• **Written instruction**: Pick out every line holding the string "code" and copy it.

• **Rows**:

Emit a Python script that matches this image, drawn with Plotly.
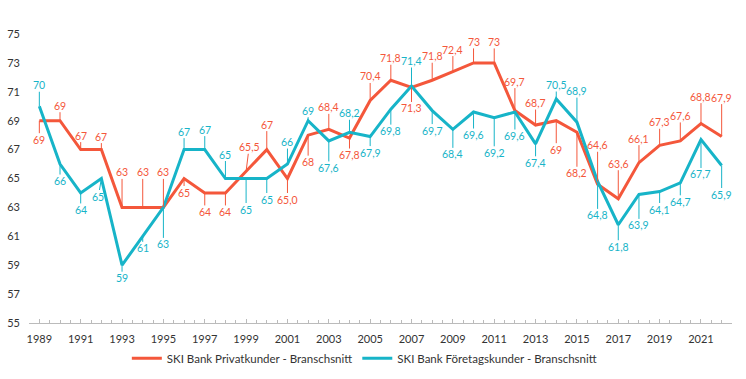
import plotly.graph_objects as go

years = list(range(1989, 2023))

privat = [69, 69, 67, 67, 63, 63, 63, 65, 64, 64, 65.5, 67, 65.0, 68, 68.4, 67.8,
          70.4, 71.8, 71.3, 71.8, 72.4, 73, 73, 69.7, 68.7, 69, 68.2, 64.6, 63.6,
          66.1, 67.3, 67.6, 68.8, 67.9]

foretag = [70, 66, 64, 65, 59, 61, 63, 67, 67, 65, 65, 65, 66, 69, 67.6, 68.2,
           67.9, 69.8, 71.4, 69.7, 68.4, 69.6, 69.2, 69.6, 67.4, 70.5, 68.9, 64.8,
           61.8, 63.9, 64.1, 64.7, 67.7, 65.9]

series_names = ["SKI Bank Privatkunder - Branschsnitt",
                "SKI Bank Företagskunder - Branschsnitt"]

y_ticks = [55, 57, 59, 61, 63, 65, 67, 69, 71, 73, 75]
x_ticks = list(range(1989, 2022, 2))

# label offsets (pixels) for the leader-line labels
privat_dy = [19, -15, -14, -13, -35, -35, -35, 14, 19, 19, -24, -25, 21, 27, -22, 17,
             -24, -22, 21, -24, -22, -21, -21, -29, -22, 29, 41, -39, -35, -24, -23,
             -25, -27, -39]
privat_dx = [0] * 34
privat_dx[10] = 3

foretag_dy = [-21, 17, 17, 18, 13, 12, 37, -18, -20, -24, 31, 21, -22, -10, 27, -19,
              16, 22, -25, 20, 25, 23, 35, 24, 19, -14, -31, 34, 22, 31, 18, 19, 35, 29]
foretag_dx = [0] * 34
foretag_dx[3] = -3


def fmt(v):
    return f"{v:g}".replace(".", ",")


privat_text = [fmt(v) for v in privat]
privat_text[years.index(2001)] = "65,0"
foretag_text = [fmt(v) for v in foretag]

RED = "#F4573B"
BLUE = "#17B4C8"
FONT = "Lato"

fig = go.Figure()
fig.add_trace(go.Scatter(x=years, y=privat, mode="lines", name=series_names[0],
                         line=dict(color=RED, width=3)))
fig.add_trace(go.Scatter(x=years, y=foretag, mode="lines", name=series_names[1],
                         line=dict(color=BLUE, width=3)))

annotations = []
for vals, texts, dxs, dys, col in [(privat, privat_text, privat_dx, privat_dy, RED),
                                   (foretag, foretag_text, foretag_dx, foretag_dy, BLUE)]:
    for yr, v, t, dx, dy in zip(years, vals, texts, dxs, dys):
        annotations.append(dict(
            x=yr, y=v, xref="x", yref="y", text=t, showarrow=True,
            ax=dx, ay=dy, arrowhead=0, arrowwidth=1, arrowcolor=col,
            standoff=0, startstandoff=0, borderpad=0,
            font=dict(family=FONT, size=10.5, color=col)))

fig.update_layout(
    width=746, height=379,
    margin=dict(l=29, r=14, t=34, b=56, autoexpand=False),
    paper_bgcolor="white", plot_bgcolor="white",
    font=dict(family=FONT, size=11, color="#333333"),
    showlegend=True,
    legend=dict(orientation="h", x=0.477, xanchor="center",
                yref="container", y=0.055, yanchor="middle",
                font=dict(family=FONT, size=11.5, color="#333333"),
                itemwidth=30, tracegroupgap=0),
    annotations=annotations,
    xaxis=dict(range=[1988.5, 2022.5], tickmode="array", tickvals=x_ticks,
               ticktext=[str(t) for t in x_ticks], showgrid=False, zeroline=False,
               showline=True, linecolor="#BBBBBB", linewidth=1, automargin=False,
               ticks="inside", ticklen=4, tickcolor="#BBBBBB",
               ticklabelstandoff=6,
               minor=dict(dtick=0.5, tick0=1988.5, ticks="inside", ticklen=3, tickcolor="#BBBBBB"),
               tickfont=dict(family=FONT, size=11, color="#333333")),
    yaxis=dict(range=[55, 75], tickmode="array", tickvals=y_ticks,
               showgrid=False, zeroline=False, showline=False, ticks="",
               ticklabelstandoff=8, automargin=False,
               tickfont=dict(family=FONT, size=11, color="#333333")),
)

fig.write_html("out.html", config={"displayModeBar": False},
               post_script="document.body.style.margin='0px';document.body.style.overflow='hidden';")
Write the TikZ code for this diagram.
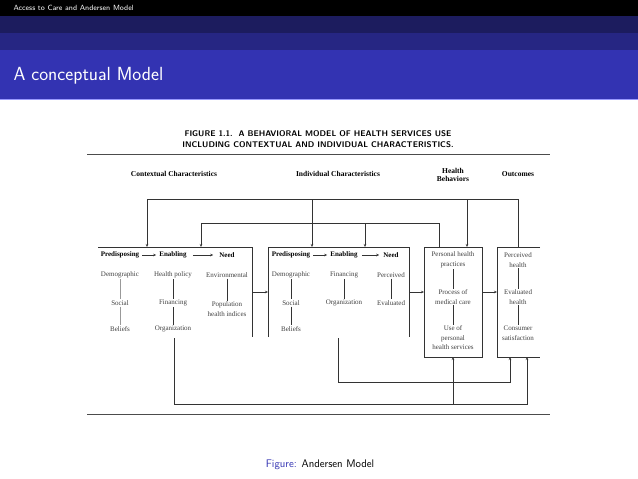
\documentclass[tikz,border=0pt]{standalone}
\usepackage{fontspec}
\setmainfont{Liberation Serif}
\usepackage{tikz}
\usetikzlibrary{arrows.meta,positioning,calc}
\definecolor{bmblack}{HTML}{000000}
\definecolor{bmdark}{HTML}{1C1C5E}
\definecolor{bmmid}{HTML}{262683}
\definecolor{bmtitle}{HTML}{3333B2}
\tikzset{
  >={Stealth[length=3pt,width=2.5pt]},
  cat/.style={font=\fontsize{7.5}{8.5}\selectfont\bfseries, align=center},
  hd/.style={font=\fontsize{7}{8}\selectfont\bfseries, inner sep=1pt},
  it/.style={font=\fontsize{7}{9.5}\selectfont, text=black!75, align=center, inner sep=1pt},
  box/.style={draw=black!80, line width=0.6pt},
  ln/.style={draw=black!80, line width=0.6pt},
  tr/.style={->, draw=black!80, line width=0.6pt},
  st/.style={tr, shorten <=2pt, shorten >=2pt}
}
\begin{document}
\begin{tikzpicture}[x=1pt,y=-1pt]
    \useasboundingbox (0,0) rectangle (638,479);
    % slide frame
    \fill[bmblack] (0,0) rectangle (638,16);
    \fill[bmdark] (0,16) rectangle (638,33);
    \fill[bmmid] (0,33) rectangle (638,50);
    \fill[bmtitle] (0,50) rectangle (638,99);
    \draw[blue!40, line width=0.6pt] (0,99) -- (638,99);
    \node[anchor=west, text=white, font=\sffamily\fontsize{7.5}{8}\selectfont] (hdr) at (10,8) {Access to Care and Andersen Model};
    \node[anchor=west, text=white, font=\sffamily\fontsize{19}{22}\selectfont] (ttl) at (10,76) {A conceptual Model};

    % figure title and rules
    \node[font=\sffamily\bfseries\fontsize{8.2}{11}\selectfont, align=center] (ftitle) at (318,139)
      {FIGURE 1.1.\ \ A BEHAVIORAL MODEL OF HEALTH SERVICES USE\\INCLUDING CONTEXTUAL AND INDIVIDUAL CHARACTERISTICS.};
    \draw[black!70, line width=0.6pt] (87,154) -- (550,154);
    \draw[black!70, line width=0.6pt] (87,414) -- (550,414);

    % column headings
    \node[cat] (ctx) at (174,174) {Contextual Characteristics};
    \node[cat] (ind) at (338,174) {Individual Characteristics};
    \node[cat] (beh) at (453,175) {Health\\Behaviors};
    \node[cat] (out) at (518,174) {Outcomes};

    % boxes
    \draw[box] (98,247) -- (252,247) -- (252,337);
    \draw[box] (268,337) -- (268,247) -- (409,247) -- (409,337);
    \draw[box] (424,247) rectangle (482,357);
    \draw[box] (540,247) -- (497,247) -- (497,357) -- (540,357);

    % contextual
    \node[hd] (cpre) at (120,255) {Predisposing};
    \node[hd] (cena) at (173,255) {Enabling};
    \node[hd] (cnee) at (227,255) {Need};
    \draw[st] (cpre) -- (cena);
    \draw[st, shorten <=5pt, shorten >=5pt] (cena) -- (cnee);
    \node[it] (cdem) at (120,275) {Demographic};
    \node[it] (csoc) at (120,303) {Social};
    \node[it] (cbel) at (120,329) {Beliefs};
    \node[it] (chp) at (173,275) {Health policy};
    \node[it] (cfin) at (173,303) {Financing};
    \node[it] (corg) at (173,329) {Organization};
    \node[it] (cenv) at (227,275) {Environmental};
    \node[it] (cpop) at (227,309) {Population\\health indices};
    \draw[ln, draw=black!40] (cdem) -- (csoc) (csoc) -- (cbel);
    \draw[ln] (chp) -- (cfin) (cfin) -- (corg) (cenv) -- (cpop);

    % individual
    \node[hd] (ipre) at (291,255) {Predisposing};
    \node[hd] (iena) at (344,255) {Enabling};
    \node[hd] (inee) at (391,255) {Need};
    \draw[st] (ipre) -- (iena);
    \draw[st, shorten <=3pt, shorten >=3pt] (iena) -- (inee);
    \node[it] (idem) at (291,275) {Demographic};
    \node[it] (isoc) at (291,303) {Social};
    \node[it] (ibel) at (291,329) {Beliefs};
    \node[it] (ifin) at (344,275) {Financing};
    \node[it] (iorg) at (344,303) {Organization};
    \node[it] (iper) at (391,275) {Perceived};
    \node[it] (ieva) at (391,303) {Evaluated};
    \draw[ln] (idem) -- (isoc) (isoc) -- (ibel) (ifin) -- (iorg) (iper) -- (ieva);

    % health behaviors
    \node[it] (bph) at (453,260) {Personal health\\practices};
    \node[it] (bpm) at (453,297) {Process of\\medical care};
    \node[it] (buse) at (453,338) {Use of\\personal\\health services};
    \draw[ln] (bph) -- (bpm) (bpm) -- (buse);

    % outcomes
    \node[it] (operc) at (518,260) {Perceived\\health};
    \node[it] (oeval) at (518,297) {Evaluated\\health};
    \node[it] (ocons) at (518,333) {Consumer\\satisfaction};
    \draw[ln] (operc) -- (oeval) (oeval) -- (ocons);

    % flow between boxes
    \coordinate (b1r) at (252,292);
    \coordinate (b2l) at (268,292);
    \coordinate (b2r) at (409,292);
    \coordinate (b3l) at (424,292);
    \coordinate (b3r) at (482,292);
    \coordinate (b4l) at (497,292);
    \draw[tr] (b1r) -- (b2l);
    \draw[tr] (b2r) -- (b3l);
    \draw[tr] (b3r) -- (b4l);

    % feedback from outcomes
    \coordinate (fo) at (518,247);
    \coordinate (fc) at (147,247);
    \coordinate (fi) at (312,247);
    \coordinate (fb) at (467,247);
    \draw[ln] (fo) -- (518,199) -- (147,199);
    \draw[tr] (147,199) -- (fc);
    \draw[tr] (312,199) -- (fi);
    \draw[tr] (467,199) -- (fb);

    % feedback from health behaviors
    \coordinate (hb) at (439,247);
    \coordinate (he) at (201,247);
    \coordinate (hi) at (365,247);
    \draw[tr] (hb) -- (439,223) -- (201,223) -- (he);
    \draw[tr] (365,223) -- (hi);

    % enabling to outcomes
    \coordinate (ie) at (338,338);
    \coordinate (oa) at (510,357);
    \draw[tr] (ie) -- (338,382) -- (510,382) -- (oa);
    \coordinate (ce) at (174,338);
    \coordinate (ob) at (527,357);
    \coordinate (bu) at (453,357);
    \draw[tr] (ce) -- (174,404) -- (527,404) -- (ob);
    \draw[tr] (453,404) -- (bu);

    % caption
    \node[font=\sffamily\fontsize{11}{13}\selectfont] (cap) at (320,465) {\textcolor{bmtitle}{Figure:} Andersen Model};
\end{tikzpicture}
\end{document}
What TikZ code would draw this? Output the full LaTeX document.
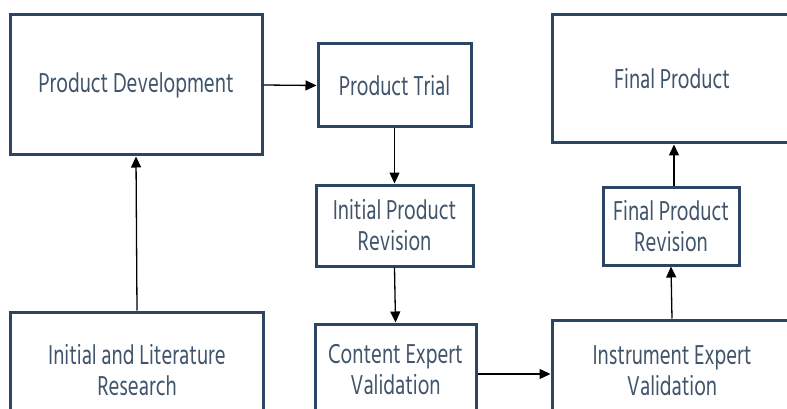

• **Exercise answer**:
Write the TikZ code for this diagram.
What TikZ code would draw this? Output the full LaTeX document.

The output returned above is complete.